Why does this matter? Because every new movement needs the support of the media to thrive and this new paradigm in independent distribution is no exception. Unfortunately, the media has been slow to catch on. Instead, they continue to relentlessly perpetuate an increasingly absurd myth of 'independent' cinema - $100 million dollar 'indie' grosses; multiple Academy Award-winning 'indies'; star-packed 'indies'; $10, $20, $50 million dollar budgeted 'indies' – rather than acknowledging the fact that the new indie is rattling the gates with righteous fury and a true independent spirit.
On February 20, Morgan Dews's remarkable documentary, "Must Read After My Death," will open in theaters in NY and LA and, day and date, everywhere else in the country via our online cinema, Gigantic Digital (www.giganticdigital.com). In other words, the film will be available to hundreds of millions of moviegoers on the same day that it opens in New York City, streamed in ultra high quality and commercial-free. The price will be $2.99 for a 3-day, unlimited viewing ticket. Where the film is or will be playing in theaters, those markets will be blacked out and the film will not be accessible online. Likewise, the rest of the world will be blacked out in order to preserve international rights.
Moviegoers will never abandon the movie house but they won't be going there to see independent cinema. Every day thousands more households upgrade to large, widescreen monitors. Every day thousands more households extend their broadband connections to big-screen TVs and home entertainment systems. By 2011, most TVs will have built-in wireless forever merging the internet with the television. These are the art houses. This is 'indie film' in 2009 and beyond.

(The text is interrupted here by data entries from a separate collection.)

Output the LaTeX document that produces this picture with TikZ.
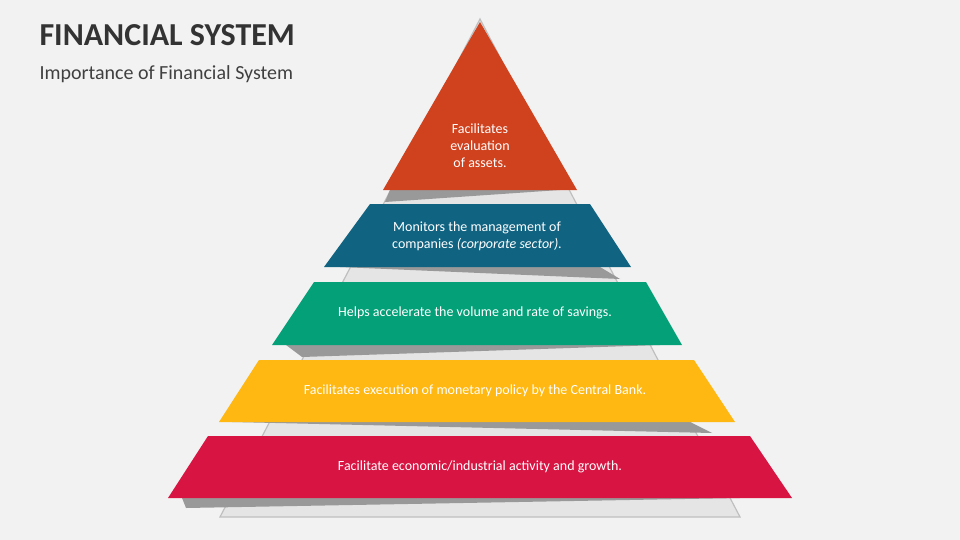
\documentclass[tikz,border=0pt]{standalone}
\usepackage{fontspec}
\setmainfont{Carlito}
\begin{document}
\begin{tikzpicture}[x=1pt,y=-1pt,
  tiertext/.style={text=white,font=\fontsize{14}{17}\selectfont,align=center},
  shade/.style={fill=black!40}]
\useasboundingbox[fill=black!5] (0,0) rectangle (960,540);
\node[anchor=west,font=\bfseries\fontsize{32}{36}\selectfont,text=black!80] (title) at (36,35) {FINANCIAL SYSTEM};
\node[anchor=west,font=\fontsize{20}{24}\selectfont,text=black!75] (sub) at (36,74) {Importance of Financial System};
% back pyramid
\draw[black!25,line width=1.2pt,fill=black!10] (480,19) -- (740,517) -- (220,517) -- cycle;
% shadows
\fill[shade] (390,190) -- (385,202) -- (560,190) -- cycle;
\fill[shade] (340,267) -- (600,267) -- (620,279) -- cycle;
\fill[shade] (286,345) -- (302,357) -- (660,345) -- cycle;
\fill[shade] (232,422) -- (690,422) -- (712,433) -- cycle;
\fill[shade] (182,498) -- (186,508) -- (740,498) -- cycle;
% tiers
\fill[fill={rgb,255:red,208;green,65;blue,30}] (480,22) -- (577,190) -- (383,190) -- cycle;
\fill[fill={rgb,255:red,16;green,100;blue,130}] (370,204) -- (590,204) -- (631,267) -- (324,267) -- cycle;
\fill[fill={rgb,255:red,4;green,160;blue,120}] (314,282) -- (646,282) -- (682,345) -- (272,345) -- cycle;
\fill[fill={rgb,255:red,255;green,183;blue,17}] (259,360) -- (694,360) -- (735,422) -- (219,422) -- cycle;
\fill[fill={rgb,255:red,215;green,20;blue,66}] (208,436) -- (750,436) -- (792,498) -- (168,498) -- cycle;
% texts
\node[tiertext] (t1) at (480,146) {Facilitates\\evaluation\\of assets.};
\node[tiertext] (t2) at (477,236) {Monitors the management of\\companies \textit{(corporate sector)}.};
\node[tiertext] (t3) at (475,313) {Helps accelerate the volume and rate of savings.};
\node[tiertext] (t4) at (475,391) {Facilitates execution of monetary policy by the Central Bank.};
\node[tiertext] (t5) at (480,467) {Facilitate economic/industrial activity and growth.};
\end{tikzpicture}
\end{document}
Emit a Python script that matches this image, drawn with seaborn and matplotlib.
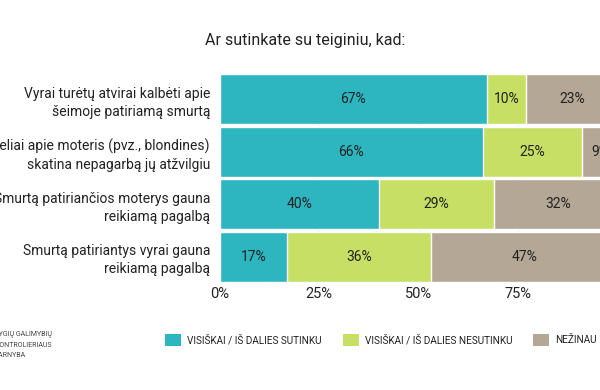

Gigantic, whose mission is to revive and remake the independent distribution model, will be the first distributor to release its films primarily online. Within a year or two, however, all but the majors will follow Gigantic's lead in acknowledging the giant elephant in the room, climbing on its back and taking it for a ride into the future of independent film distribution. We hope – we beg – that the media changes gears sooner than later. I promise that this new indie movement will be no less exciting, stimulating or newsworthy than the one that came before it.